- EXERCISE AIM -
Begin with the first line and repeat exactly through the line containing "0.006, 0.006, 0.006];"; leave every image out.

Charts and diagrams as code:
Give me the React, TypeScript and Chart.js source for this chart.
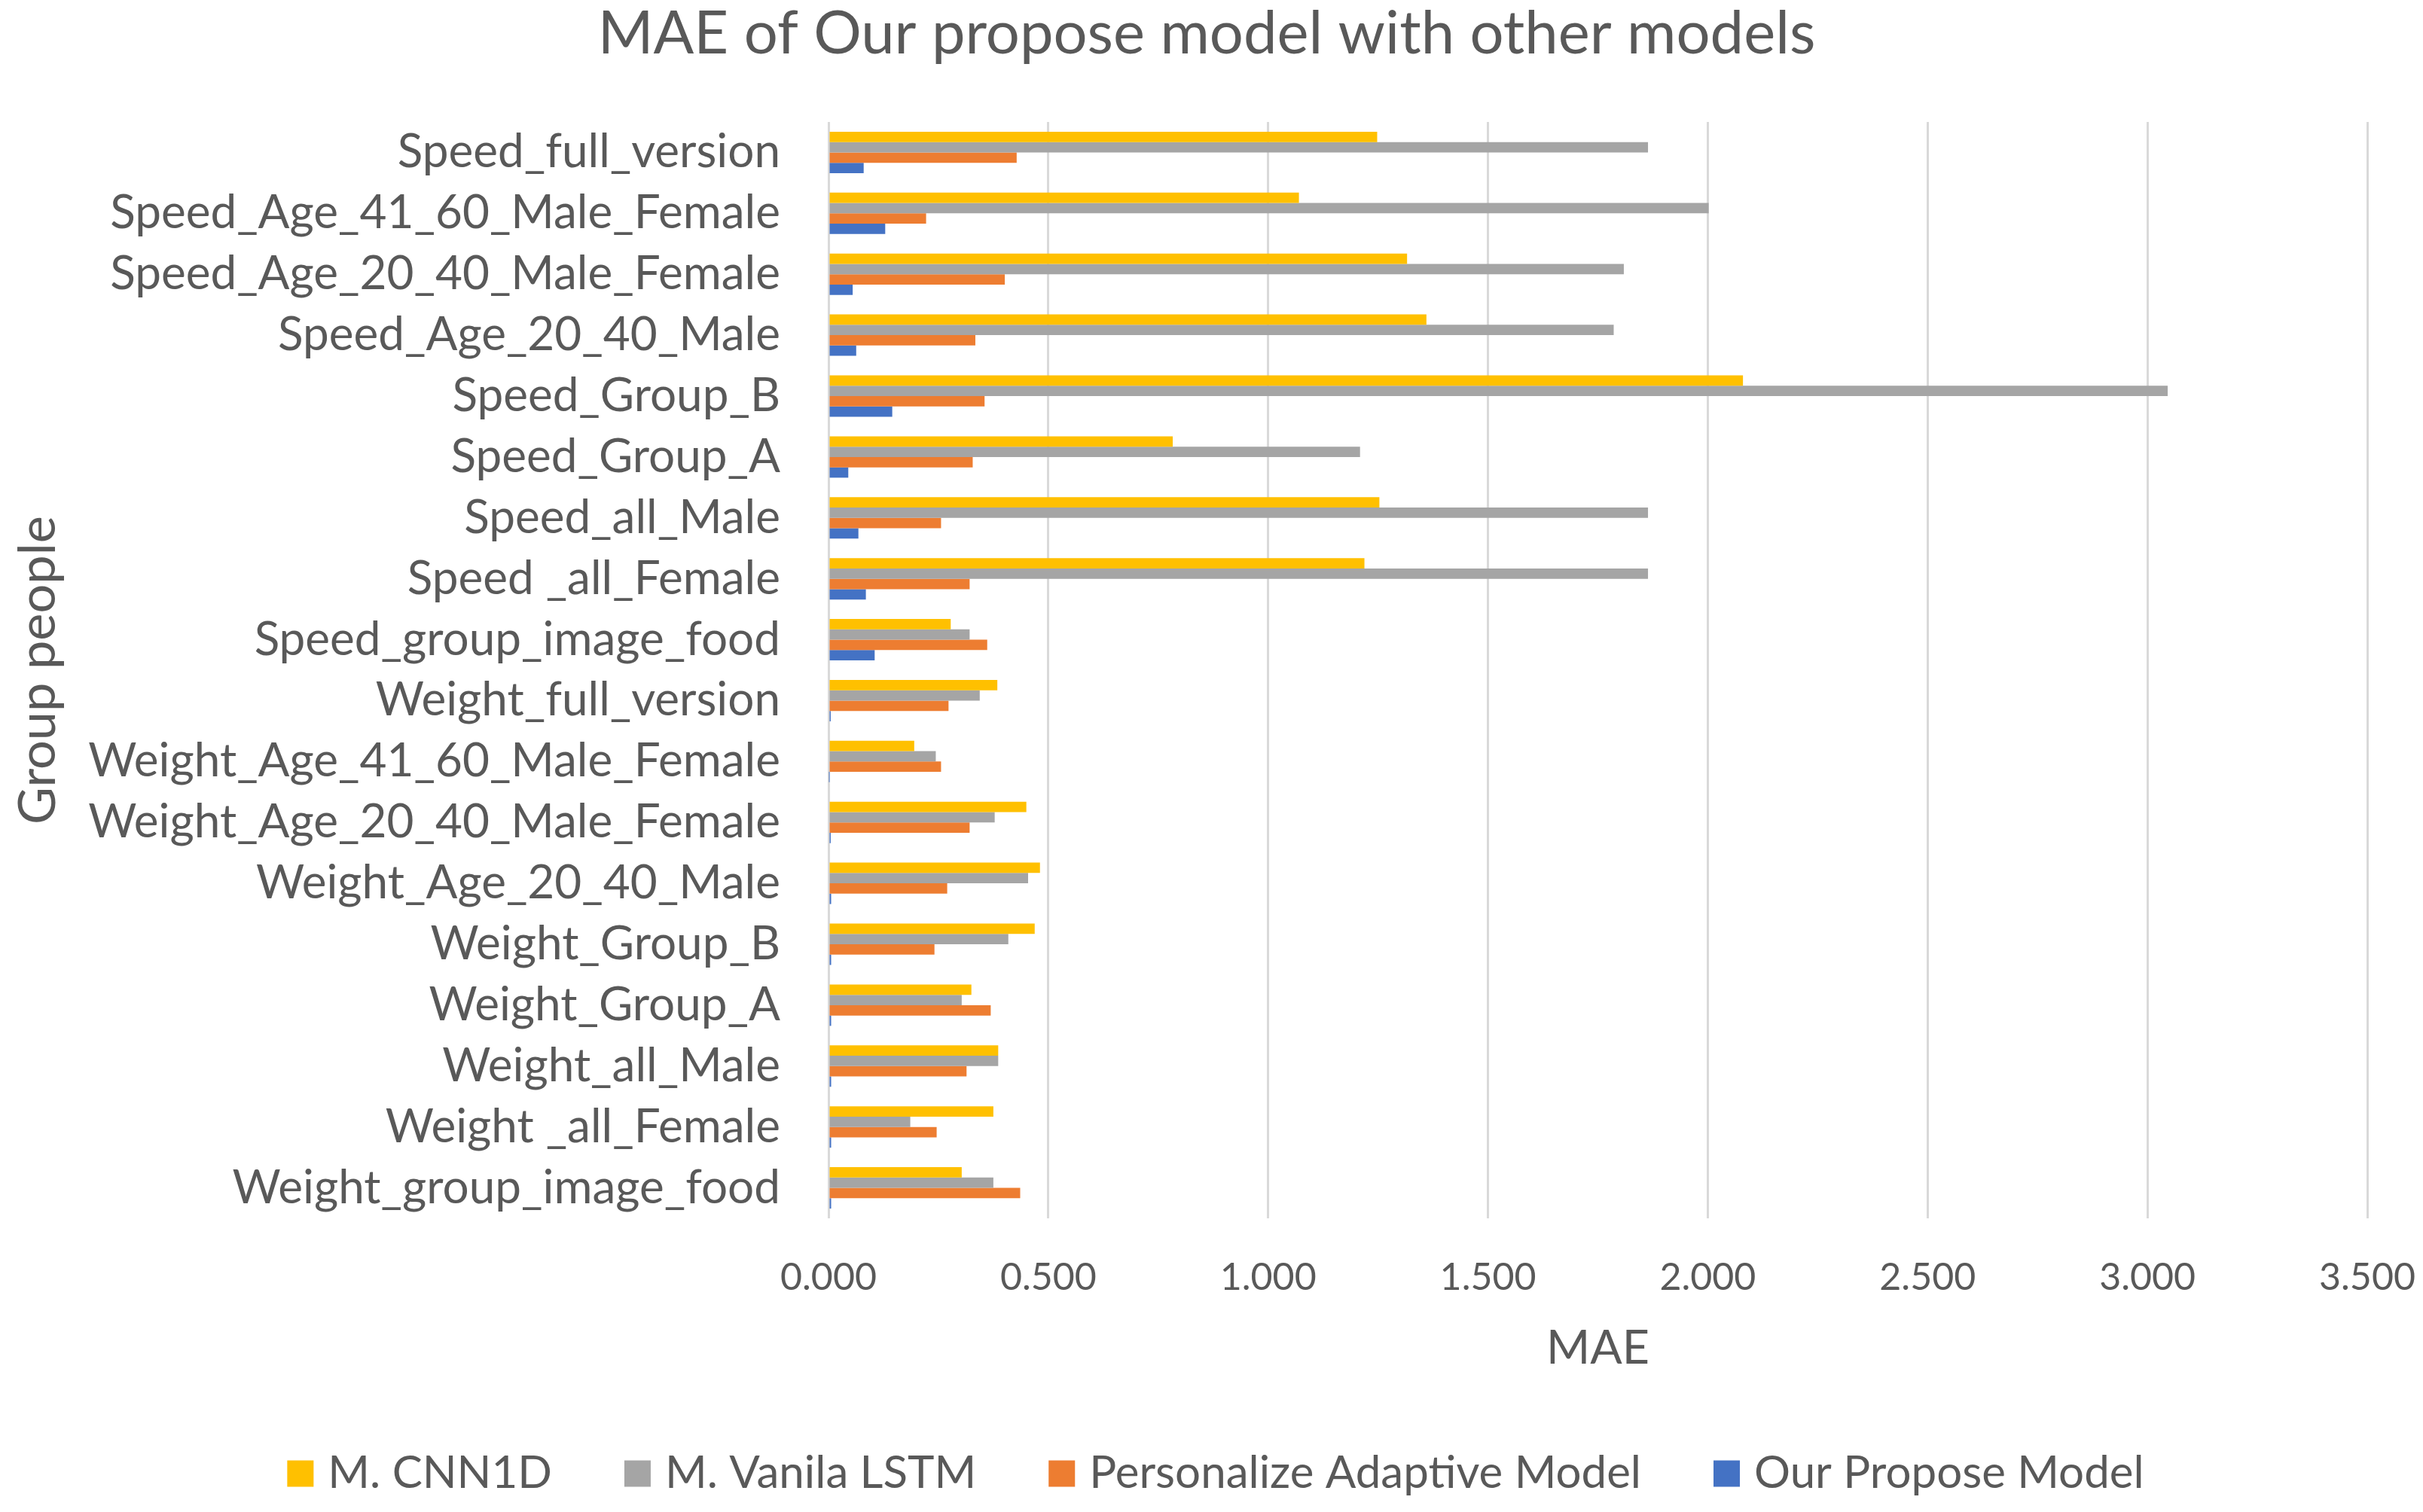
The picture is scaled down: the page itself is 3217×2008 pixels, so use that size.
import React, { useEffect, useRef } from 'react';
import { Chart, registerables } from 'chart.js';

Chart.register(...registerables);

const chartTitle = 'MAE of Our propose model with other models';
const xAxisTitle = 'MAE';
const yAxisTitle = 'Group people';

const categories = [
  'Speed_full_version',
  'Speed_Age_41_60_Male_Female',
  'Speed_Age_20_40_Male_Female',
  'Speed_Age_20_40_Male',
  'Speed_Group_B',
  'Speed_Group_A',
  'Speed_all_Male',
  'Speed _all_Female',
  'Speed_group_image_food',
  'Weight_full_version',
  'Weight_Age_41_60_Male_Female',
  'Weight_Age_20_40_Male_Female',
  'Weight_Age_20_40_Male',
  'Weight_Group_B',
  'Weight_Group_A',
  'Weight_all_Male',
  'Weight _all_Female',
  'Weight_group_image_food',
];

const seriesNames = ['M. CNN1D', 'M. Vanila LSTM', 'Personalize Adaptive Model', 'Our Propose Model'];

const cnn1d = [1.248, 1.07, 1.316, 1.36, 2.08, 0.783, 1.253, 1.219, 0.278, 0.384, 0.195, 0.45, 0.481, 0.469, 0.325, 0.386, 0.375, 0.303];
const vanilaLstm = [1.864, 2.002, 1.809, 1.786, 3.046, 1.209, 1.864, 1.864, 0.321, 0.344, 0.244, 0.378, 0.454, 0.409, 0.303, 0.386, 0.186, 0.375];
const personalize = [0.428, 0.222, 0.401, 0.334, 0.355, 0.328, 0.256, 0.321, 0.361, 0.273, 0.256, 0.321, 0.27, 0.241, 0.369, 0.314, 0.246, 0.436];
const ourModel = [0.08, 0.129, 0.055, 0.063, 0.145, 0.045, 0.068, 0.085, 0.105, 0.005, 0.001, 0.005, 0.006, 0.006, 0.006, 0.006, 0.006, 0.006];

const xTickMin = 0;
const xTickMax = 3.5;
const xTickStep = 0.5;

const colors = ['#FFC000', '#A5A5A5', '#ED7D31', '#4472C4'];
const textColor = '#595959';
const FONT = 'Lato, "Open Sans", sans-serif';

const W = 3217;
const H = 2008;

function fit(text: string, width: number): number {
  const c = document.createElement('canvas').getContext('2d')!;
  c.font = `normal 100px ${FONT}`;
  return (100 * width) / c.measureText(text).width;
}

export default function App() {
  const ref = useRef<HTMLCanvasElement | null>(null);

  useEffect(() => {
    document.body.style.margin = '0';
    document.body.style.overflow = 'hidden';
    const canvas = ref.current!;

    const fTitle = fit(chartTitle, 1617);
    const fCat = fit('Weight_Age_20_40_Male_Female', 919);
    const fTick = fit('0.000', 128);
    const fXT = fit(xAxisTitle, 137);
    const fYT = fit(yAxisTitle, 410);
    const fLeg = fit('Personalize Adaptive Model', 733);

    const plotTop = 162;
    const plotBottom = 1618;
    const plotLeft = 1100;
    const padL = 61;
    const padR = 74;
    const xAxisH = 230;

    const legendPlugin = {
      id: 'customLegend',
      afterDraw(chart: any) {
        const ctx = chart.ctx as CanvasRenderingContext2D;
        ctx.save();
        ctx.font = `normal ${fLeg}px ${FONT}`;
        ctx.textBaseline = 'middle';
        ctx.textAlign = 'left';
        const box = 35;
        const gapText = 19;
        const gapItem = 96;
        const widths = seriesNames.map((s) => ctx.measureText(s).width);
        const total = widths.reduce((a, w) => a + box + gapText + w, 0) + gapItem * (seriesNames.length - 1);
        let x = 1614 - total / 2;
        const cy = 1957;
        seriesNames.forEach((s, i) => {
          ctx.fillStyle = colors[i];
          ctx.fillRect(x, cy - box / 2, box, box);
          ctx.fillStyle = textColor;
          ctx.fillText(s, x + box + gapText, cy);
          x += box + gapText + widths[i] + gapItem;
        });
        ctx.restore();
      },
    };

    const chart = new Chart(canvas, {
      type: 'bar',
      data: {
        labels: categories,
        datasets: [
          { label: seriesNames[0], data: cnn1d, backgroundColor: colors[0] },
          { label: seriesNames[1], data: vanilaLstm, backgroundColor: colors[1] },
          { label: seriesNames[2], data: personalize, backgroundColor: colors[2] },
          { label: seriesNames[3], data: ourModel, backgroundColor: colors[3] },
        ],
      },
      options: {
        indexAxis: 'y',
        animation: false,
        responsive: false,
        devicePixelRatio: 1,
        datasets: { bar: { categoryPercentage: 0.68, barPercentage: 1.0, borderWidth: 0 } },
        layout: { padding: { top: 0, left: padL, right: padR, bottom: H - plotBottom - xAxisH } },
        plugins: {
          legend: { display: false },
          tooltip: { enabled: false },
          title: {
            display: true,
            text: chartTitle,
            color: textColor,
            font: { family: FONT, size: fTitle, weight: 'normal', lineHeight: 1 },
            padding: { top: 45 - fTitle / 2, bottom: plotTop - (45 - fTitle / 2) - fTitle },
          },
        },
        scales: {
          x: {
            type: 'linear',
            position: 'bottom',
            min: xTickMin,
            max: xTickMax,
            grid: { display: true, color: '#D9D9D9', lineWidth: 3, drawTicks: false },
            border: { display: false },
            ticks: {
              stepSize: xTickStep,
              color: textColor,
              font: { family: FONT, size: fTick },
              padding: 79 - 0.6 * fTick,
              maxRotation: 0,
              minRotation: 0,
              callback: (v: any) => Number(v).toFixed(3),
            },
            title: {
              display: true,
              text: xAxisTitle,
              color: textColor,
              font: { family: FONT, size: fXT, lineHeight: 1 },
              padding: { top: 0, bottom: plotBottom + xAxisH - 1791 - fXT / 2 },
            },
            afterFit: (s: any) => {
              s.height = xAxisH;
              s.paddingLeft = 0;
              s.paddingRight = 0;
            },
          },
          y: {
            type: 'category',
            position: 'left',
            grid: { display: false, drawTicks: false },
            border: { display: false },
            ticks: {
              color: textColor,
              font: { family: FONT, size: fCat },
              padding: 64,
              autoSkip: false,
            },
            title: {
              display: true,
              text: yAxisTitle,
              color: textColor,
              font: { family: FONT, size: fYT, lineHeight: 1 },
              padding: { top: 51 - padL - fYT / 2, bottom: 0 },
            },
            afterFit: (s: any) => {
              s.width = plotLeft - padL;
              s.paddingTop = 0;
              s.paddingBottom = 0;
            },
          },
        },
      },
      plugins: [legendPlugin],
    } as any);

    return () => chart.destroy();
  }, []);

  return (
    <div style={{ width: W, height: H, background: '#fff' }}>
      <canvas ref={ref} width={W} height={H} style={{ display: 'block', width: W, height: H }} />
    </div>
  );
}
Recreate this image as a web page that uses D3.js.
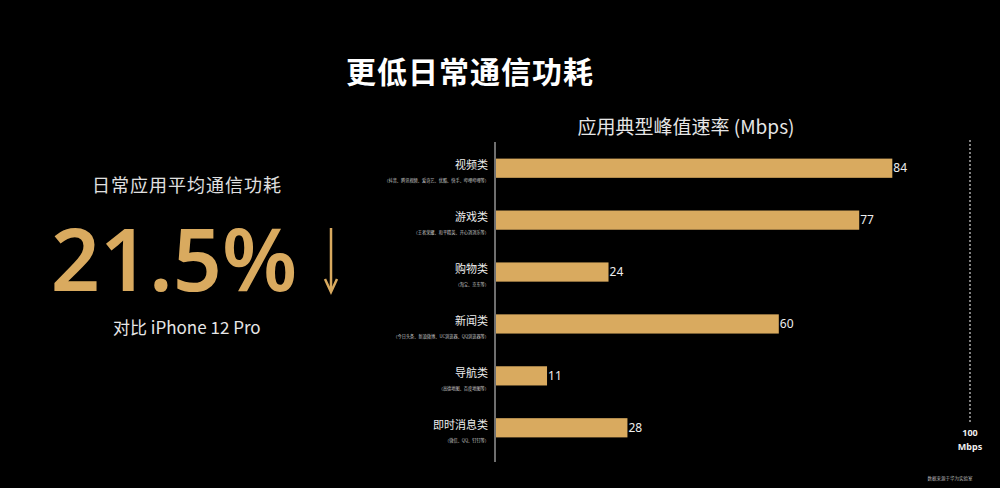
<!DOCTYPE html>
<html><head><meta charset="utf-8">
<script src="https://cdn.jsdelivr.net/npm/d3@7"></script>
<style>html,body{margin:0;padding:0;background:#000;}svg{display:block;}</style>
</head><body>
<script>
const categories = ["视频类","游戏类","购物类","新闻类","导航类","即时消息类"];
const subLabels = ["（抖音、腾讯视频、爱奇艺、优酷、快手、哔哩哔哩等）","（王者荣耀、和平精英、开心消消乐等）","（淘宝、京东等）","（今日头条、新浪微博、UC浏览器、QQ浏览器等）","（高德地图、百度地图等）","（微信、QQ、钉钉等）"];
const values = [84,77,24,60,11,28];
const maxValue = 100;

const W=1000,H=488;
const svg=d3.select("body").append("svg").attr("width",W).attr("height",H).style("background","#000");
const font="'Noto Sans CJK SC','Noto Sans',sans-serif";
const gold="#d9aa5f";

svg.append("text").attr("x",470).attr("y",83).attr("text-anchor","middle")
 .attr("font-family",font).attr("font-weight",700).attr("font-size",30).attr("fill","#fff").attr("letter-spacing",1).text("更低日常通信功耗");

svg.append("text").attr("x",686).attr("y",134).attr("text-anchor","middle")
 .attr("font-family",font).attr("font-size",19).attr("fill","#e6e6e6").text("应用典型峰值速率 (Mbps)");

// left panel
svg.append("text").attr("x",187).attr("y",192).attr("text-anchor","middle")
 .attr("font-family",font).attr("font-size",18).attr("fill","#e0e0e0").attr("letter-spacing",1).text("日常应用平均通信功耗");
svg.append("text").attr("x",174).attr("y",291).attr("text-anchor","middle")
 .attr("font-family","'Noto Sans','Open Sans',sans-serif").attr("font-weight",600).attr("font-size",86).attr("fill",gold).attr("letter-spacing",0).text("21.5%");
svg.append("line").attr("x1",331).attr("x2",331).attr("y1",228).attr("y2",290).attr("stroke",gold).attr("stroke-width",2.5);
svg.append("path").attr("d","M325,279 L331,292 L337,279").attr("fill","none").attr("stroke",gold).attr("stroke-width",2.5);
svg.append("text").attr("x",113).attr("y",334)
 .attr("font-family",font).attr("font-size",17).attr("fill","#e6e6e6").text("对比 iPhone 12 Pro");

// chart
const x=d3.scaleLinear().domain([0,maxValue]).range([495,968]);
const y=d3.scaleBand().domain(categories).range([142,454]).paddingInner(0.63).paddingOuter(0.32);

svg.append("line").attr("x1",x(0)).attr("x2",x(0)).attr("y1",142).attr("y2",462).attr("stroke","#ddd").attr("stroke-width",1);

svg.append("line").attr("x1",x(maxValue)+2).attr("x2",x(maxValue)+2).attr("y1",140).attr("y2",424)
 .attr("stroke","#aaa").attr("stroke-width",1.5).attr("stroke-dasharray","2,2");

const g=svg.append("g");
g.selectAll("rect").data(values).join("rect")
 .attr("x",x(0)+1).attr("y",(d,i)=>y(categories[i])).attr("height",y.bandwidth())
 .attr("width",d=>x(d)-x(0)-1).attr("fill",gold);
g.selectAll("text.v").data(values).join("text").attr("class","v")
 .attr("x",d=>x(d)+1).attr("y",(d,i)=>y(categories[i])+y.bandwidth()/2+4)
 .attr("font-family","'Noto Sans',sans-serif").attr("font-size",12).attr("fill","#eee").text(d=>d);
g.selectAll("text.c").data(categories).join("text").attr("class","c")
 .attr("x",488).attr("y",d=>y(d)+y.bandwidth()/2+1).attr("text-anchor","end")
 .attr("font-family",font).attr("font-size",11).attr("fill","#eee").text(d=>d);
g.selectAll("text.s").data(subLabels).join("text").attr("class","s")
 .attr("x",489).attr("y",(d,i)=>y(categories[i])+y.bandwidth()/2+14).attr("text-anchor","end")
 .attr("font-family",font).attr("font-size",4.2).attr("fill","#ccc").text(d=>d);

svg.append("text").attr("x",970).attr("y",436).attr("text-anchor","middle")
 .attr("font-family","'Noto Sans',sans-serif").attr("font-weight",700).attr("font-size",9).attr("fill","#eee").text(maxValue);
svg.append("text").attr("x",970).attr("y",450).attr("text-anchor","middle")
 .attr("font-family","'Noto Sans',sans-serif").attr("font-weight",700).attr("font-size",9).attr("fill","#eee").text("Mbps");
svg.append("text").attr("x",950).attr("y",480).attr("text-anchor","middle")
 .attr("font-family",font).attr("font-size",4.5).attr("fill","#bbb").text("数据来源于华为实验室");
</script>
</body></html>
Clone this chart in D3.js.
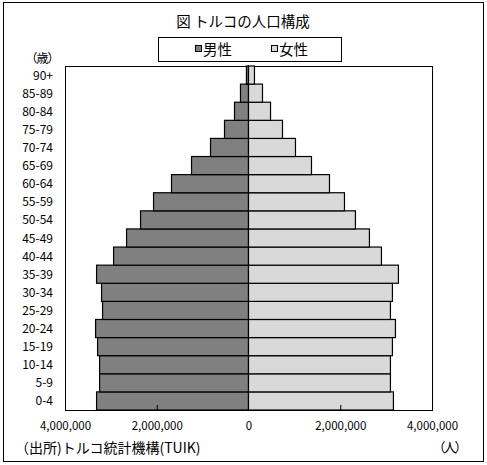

- RESPONSE TO THE TASK -
Give me the React, TypeScript and Chart.js source for this chart.
The picture is scaled down: the page itself is 3217×2008 pixels, so use that size.
import React, { useEffect, useRef } from 'react';
import { Chart, registerables } from 'chart.js';

Chart.register(...registerables);

const chartTitle = 'MAE of Our propose model with other models';
const xAxisTitle = 'MAE';
const yAxisTitle = 'Group people';

const categories = [
  'Speed_full_version',
  'Speed_Age_41_60_Male_Female',
  'Speed_Age_20_40_Male_Female',
  'Speed_Age_20_40_Male',
  'Speed_Group_B',
  'Speed_Group_A',
  'Speed_all_Male',
  'Speed _all_Female',
  'Speed_group_image_food',
  'Weight_full_version',
  'Weight_Age_41_60_Male_Female',
  'Weight_Age_20_40_Male_Female',
  'Weight_Age_20_40_Male',
  'Weight_Group_B',
  'Weight_Group_A',
  'Weight_all_Male',
  'Weight _all_Female',
  'Weight_group_image_food',
];

const seriesNames = ['M. CNN1D', 'M. Vanila LSTM', 'Personalize Adaptive Model', 'Our Propose Model'];

const cnn1d = [1.248, 1.07, 1.316, 1.36, 2.08, 0.783, 1.253, 1.219, 0.278, 0.384, 0.195, 0.45, 0.481, 0.469, 0.325, 0.386, 0.375, 0.303];
const vanilaLstm = [1.864, 2.002, 1.809, 1.786, 3.046, 1.209, 1.864, 1.864, 0.321, 0.344, 0.244, 0.378, 0.454, 0.409, 0.303, 0.386, 0.186, 0.375];
const personalize = [0.428, 0.222, 0.401, 0.334, 0.355, 0.328, 0.256, 0.321, 0.361, 0.273, 0.256, 0.321, 0.27, 0.241, 0.369, 0.314, 0.246, 0.436];
const ourModel = [0.08, 0.129, 0.055, 0.063, 0.145, 0.045, 0.068, 0.085, 0.105, 0.005, 0.001, 0.005, 0.006, 0.006, 0.006, 0.006, 0.006, 0.006];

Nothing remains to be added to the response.